Here’s one thing it could have done: have Aurora be the one to wake up Jim.

See how different the film feels already? By giving the woman the power to shape someone’s life, suddenly everything seems turned on its head. It’s all about her, rather than – as is the case in the current movie – being all about him.

While this does nothing to change the central issue of taking away another person’s right to choose, it certainly feels fresher to show a woman doing that to a man, doesn’t it? In a sense, it makes him her plaything, rather than the familiar scenario of the woman being subordinate to the man. The writers could have made her an engineer and him the writer, to avoid the film’s current stereotyping. The whole thing could have been entirely different – empowering, while being just as creepy.

(Or would it? Would male viewers have been as grossed out at being awakened by a woman, as the female ones were on being awakened by a man? We assume so, but guess we’ll never know now; and it would have been so interesting to have had that discussion, wouldn’t it?)

Plus, from a purely logical viewpoint, given that a good chunk of the film doesn’t even feature Lawrence, wouldn’t it have been better to give her more screen time as she was earning so much more money than her co-star?

Why didn’t anybody think of that? It seems so flipping obvious in retrospect! But no, we had to have Jim making that choice, because he’s the man. Thanks for that cliché.

As for the second way Passengers could have been made better:

It needed a bleaker ending. The script by Jon Spaihts originally ended with Jim and Aurora fighting for their lives after the ship malfunctions, but this time the problem results in all the thousands of sleeping colonists being ejected into space, leaving our two leads behind on the ship as the only two survivors. It’s a brave finale (you can read about it here), but it certainly doesn’t tackle that whole “morality” issue.
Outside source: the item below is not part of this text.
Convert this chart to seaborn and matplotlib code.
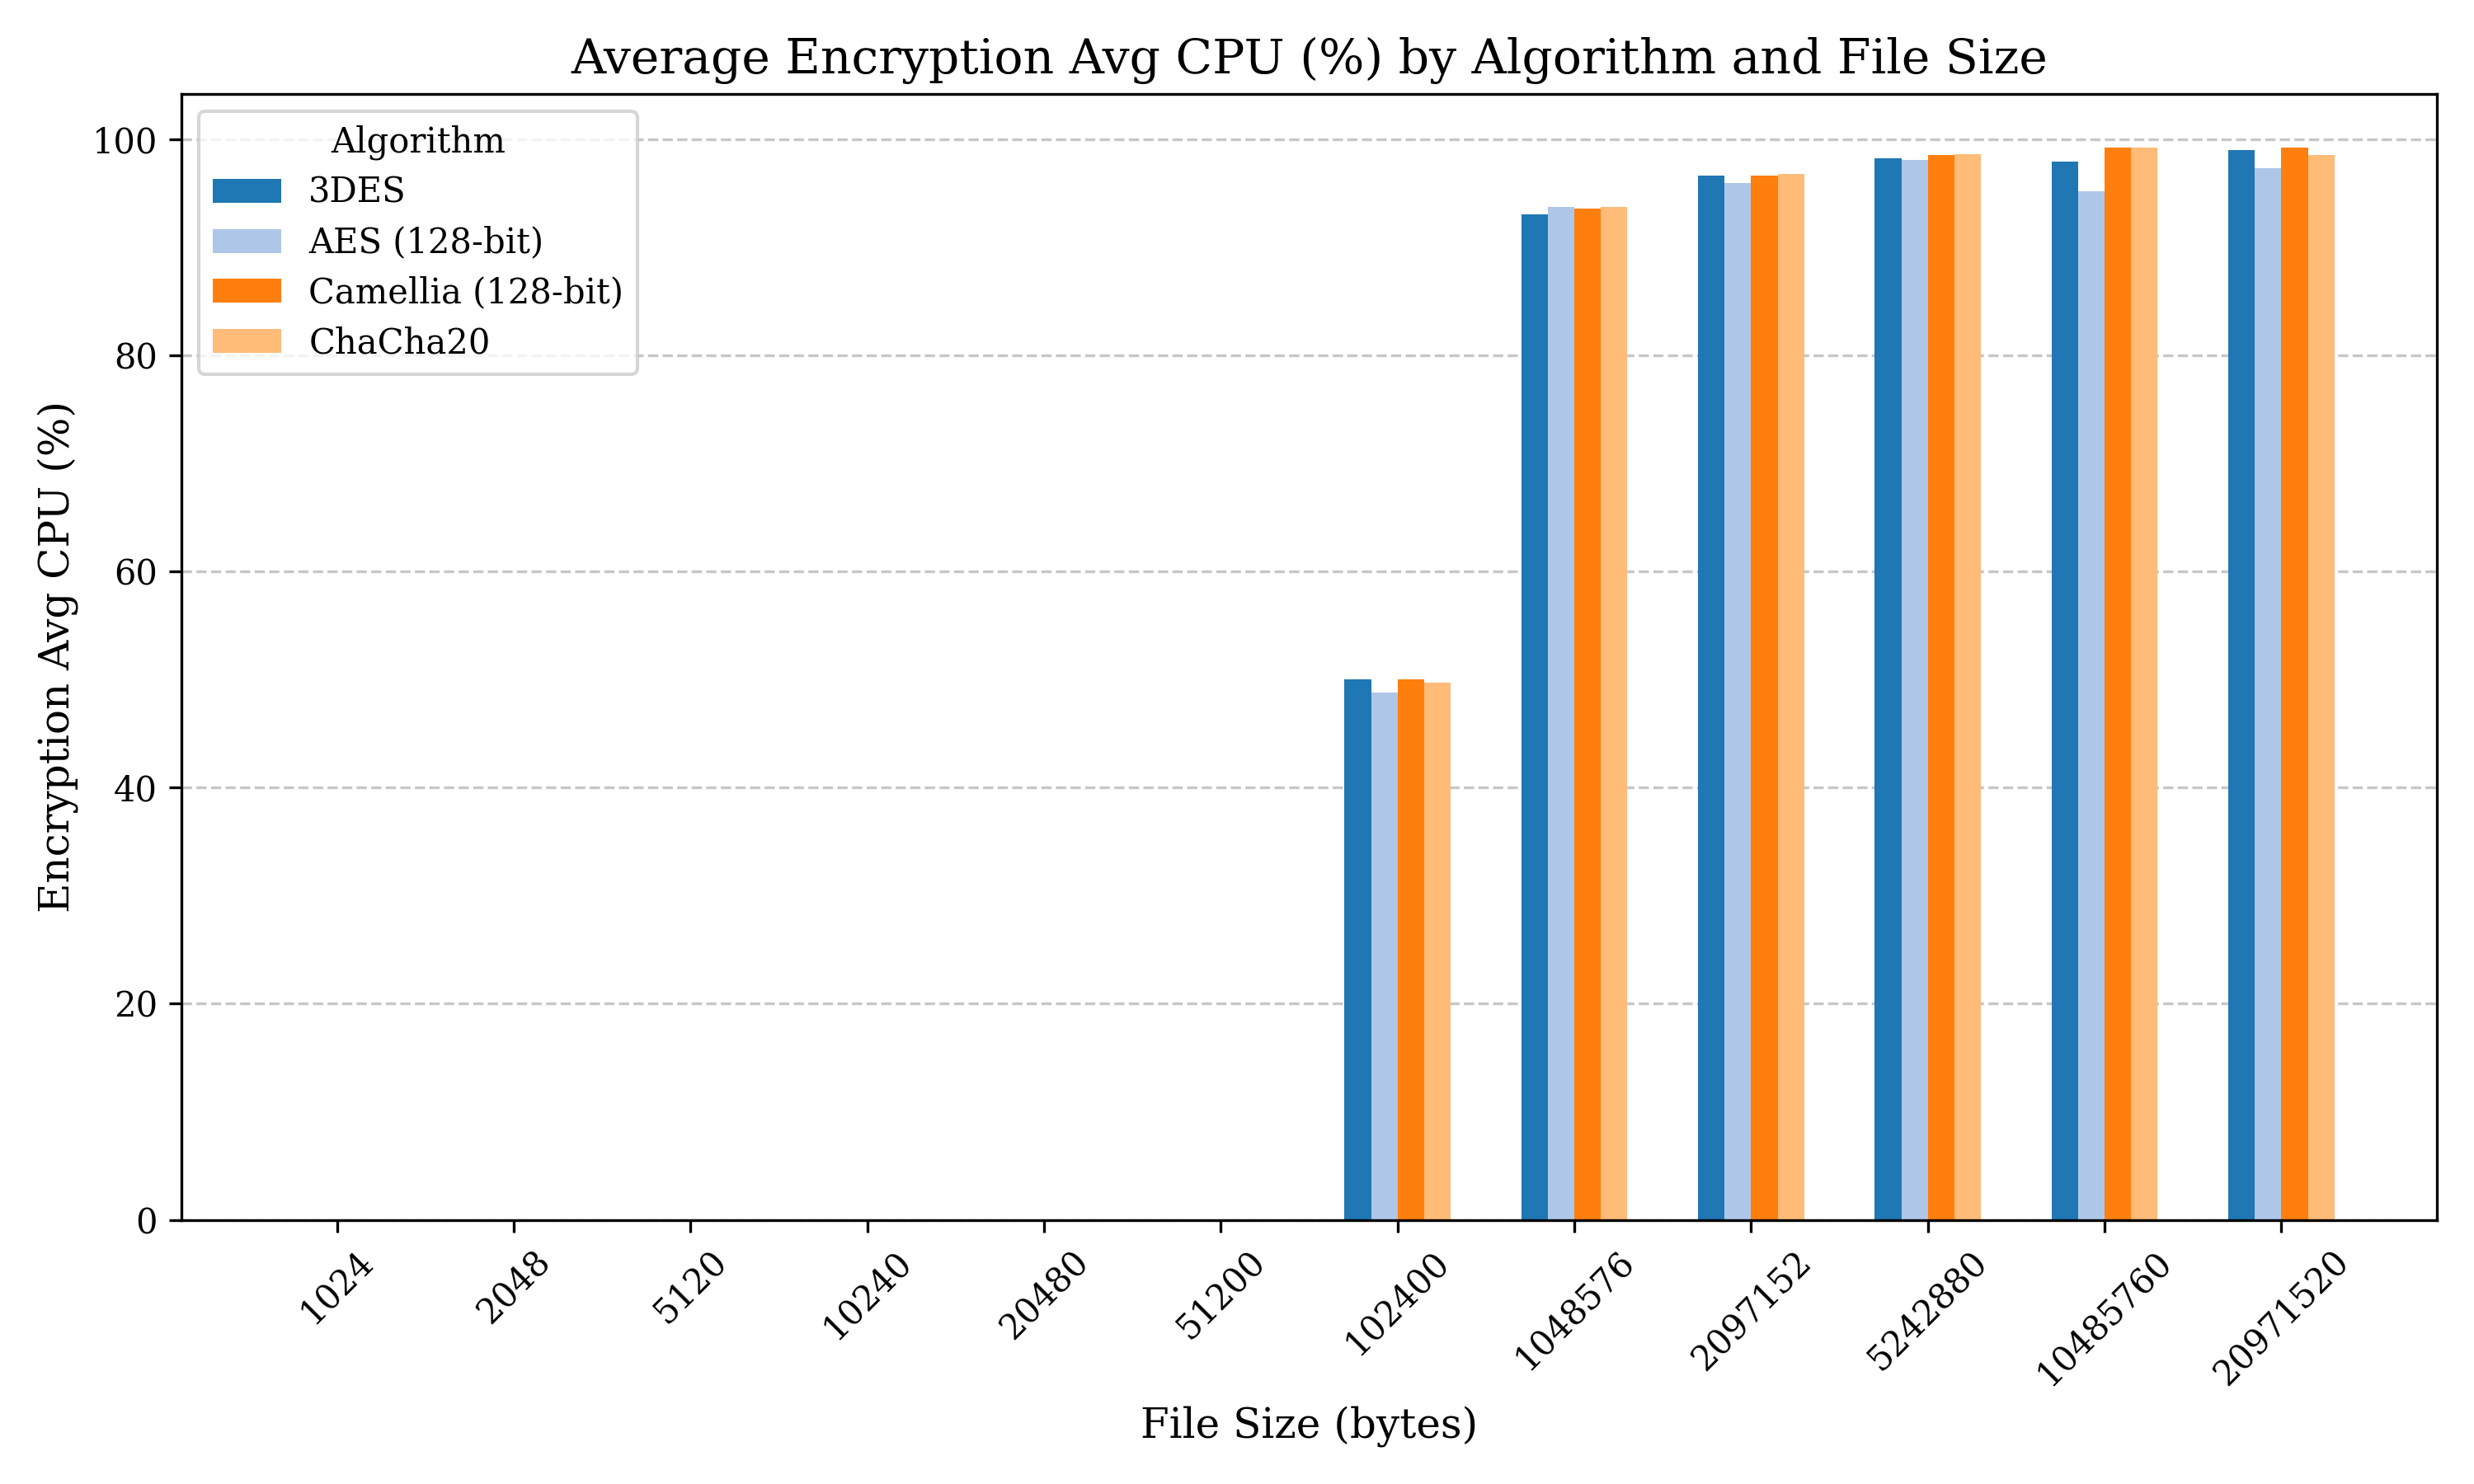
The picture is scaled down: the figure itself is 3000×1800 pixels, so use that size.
import matplotlib
matplotlib.use('Agg')
import matplotlib.pyplot as plt
import seaborn as sns
import pandas as pd

# data
file_sizes = ['1024', '2048', '5120', '10240', '20480', '51200', '102400',
              '1048576', '2097152', '5242880', '10485760', '20971520']
algorithms = ['3DES', 'AES (128-bit)', 'Camellia (128-bit)', 'ChaCha20']
cpu_3des = [0, 0, 0, 0, 0, 0, 50.0, 93.0, 96.6, 98.2, 97.9, 99.0]
cpu_aes = [0, 0, 0, 0, 0, 0, 48.8, 93.7, 95.9, 98.1, 95.2, 97.3]
cpu_camellia = [0, 0, 0, 0, 0, 0, 50.0, 93.6, 96.6, 98.5, 99.2, 99.2]
cpu_chacha = [0, 0, 0, 0, 0, 0, 49.7, 93.7, 96.8, 98.6, 99.2, 98.5]

rows = []
for alg, vals in zip(algorithms, [cpu_3des, cpu_aes, cpu_camellia, cpu_chacha]):
    for fs, v in zip(file_sizes, vals):
        rows.append({'File Size': fs, 'Algorithm': alg, 'CPU': v})
df = pd.DataFrame(rows)

plt.rcParams['font.family'] = 'DejaVu Serif'
colors = sns.color_palette('tab20', 4)

fig, ax = plt.subplots(figsize=(10, 6), dpi=300)
sns.barplot(data=df, x='File Size', y='CPU', hue='Algorithm', order=file_sizes,
            hue_order=algorithms, palette=colors, width=0.6, gap=0,
            saturation=1, linewidth=0, legend=False, ax=ax)
ax.set_xlim(-0.88, len(file_sizes) - 1 + 0.88)

ax.set_title('Average Encryption Avg CPU (%) by Algorithm and File Size', fontsize=14)
ax.set_xlabel('File Size (bytes)', fontsize=12)
ax.set_ylabel('Encryption Avg CPU (%)', fontsize=12)
plt.xticks(rotation=45)
ax.grid(axis='y', linestyle='--', alpha=0.7)
ax.set_axisbelow(True)
ax.legend(list(ax.containers), algorithms, title='Algorithm', loc='upper left',
          labelspacing=0.45)

plt.tight_layout()
plt.savefig('out.png', dpi=300)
So, how about this? At the end of the film, Jim dies saving the ship. He’s redeemed himself. It’s a good character arc for him: he proves he’s not entirely evil, but he doesn’t get the girl. And quite right, too: he didn’t deserve her. This is exactly what he needed.

However, and here’s the brave bit: now Aurora is on her own. Stuck on that ship for the rest of her life. Lonely. Sad. Desperate. Experiencing everything Jim went through before he woke her up.
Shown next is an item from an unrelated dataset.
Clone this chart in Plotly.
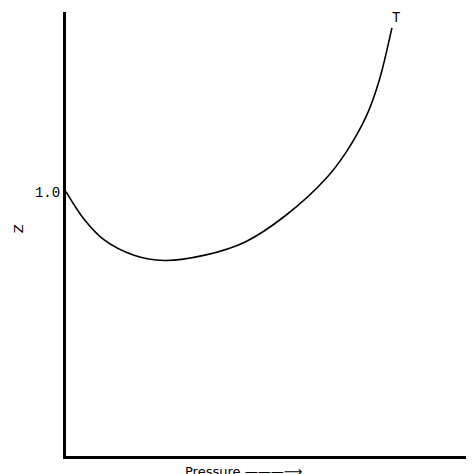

What if the final shot of Passengers had been Aurora standing over someone sleeping peacefully in their pod, trying to decide whether to wake them or not? What if she did to them exactly what Jim did to her?

If that’s not Black Mirror material, we don’t know what is. It’s a comment on the nature of wrongdoing, and would open up an entirely new conversation about the film that could have saved it. The more you think about it, the more wonderful it is: all those arguments the couple have when Jim’s secret is revealed, all those statements Aurora made about him ruining her life… would she have been strong enough to stop doing it to another person? Would she live up to her own moral standards, or fall as Jim did? The Twilight Zone would be proud to call this dilemma one of its scripts.

Alas, this was too radical for Passengers, assuming anybody even thought of it. Instead, Hollywood demanded that their two golden actors get to spend the rest of their lives floating in space in each other’s arms.

It’s a terrible missed opportunity, and it makes Passengers – a film that has many great moments in among all the uneasiness – a failure, when it could have been the bravest blockbuster in cinemas in years. What a pity.